The first game in the American League division playoff series between the Boston Red Sox and Oakland Athletics was everything a fan could hope for, showing why the playoffs are so much fun. All that pressure. You can feel the intensity.
What is the verdict on Red Sox closer Kim Byung-hyun, who will be the only Korean in the majors to play a key role in the playoffs? On Thursday, Kim failed to do his job. There is no other way to put it.
Closers have to be aggressive when they step on the mound. They do not have the luxury of working a lineup like a starting pitcher, no time to establish a pitch and set up the batter for a later at-bat. The strategy is “Here it is, hit it if you can.” That is the mentality a closer works with.
Tons of players in the majors never make it to a World Series or even a playoffs berth. But in his five years in the majors, BK, as he is known by fans, already boasts two playoff appearances and one World Series.
Considering that his other post-season work came in the last two seasons, one might think he has an edge by experience. But we all know that anything can happen in the playoffs.
Maybe the fact that BK never had a career save against Oakland was a foreshadowing. (He was not facing New York, so I thought he would do his job.)
Throwing a strike on the first pitch is the best thing a pitcher can do. Being 0-1 means the pitcher can work the corners and move in and out of the strike zone almost at will. In my opinion, a pitcher should always try to throw a strike in his first pitch if he can. Kim did not follow such advice; he dug himself into a hole and paid the price.
Because of Kim, two players ended up on base, one from a walk and another hit by a pitch. Alan Embree, who took over for Kim at that point, gave up the hit that called in the tying run for Oakland. But BK started the problem. Base on balls! If there is one sin that damns a pitcher it is giving up a run in such a manner, and the way Kim did it was ugly. Four straight balls off the plate! You just cannot do that and expect to be feared, or employed. A base on balls gives the other team a chance to rack up a big inning.
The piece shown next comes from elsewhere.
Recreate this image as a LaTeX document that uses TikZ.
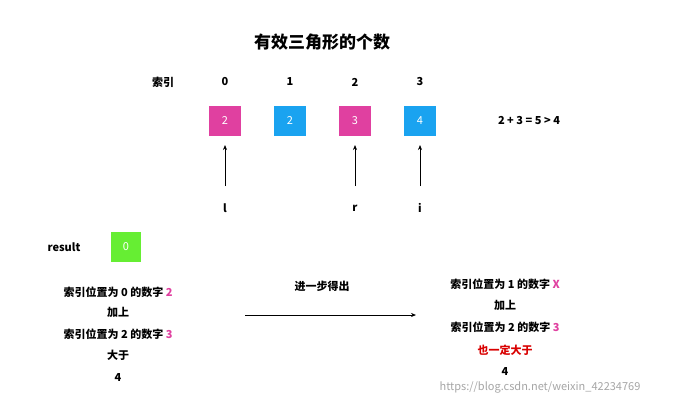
\documentclass[tikz,border=0pt]{standalone}
\usepackage{fontspec}
\usetikzlibrary{arrows.meta}
\setmainfont{Noto Sans CJK SC}
\begin{document}
\begin{tikzpicture}[x=1pt,y=-1pt,
  txt/.style={font=\bfseries\fontsize{11}{13}\selectfont,inner sep=1pt},
  cell/.style={minimum width=32pt,minimum height=30pt,inner sep=0pt,text=white,font=\fontsize{11}{13}\selectfont},
  arr/.style={-{Stealth[length=5pt,width=4pt]},line width=0.7pt}]
\definecolor{pk}{HTML}{E040A0}
\definecolor{bl}{HTML}{1AA3F0}
\definecolor{gr}{HTML}{66EE33}
\useasboundingbox[fill=white] (0,0) rectangle (688,408);
\node[txt,font=\bfseries\fontsize{17}{20}\selectfont] (title) at (322,42) {有效三角形的个数};
\node[txt] (sy) at (163,82) {索引};
\node[txt] (i0) at (225,82) {0};
\node[txt] (i1) at (290,82) {1};
\node[txt] (i2) at (355,82) {2};
\node[txt] (i3) at (420,82) {3};
\node[cell,fill=pk] (c0) at (225,121) {2};
\node[cell,fill=bl] (c1) at (290,121) {2};
\node[cell,fill=pk] (c2) at (355,121) {3};
\node[cell,fill=bl] (c3) at (420,121) {4};
\node[txt] (eq) at (529,121) {2 + 3 = 5 > 4};
\node[txt] (l) at (225,208) {l};
\node[txt] (r) at (355,208) {r};
\node[txt] (ii) at (420,208) {i};
\coordinate (a0) at (225,186); \coordinate (b0) at (225,145);
\coordinate (a2) at (355,186); \coordinate (b2) at (355,145);
\coordinate (a3) at (420,186); \coordinate (b3) at (420,145);
\draw[arr] (a0) -- (b0);
\draw[arr] (a2) -- (b2);
\draw[arr] (a3) -- (b3);
\node[txt] (res) at (64,247) {result};
\node[cell,fill=gr,minimum width=30pt] (rb) at (126,247) {0};
\node[txt] (L1) at (118,292) {索引位置为 0 的数字 \textcolor{pk}{2}};
\node[txt] (L2) at (118,312) {加上};
\node[txt] (L3) at (118,334) {索引位置为 2 的数字 \textcolor{pk}{3}};
\node[txt] (L4) at (118,355) {大于};
\node[txt] (L5) at (118,377) {4};
\node[txt] (mid) at (322,286) {进一步得出};
\coordinate (m1) at (245,315); \coordinate (m2) at (416,315);
\draw[arr] (m1) -- (m2);
\node[txt] (R1) at (505,284) {索引位置为 1 的数字 \textcolor{pk}{X}};
\node[txt] (R2) at (505,305) {加上};
\node[txt] (R3) at (505,327) {索引位置为 2 的数字 \textcolor{pk}{3}};
\node[txt,text=red!85!black] (R4) at (505,350) {也一定大于};
\node[txt] (R5) at (505,371) {4};
\node[font=\fontsize{11}{13}\selectfont,text=black!35] (wm) at (540,387) {https://blog.csdn.net/weixin\_42234769};
\end{tikzpicture}
\end{document}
Kim clocked a 155 kilometer-per- hour (97 mile-per-hour) fastball but it did not do him much good. Hitting Chris Singleton showed he was out of control. Accuracy makes a fastball lethal. Velocity is a secondary. If the Red Sox decided on Kim as the closer after lifting Mike Timlin (a questionable call) they should have left Kim in for the duration of the game. He did not look very good, walking and hitting two batters, but by fanning Mark Ellis, Kim was only one out shy of the save.
Kim failed to erase his nightmares of the past with another poor performance at a time when it mattered most. This failure will be remembered more than anything he did in the regular season.
When the dust settles and if the Red Sox do not advance in the playoffs, Kim might not have to fight the reputation that he is a closer who cannot handle the Yankees.
He might soon be known simply as someone who chokes in big games.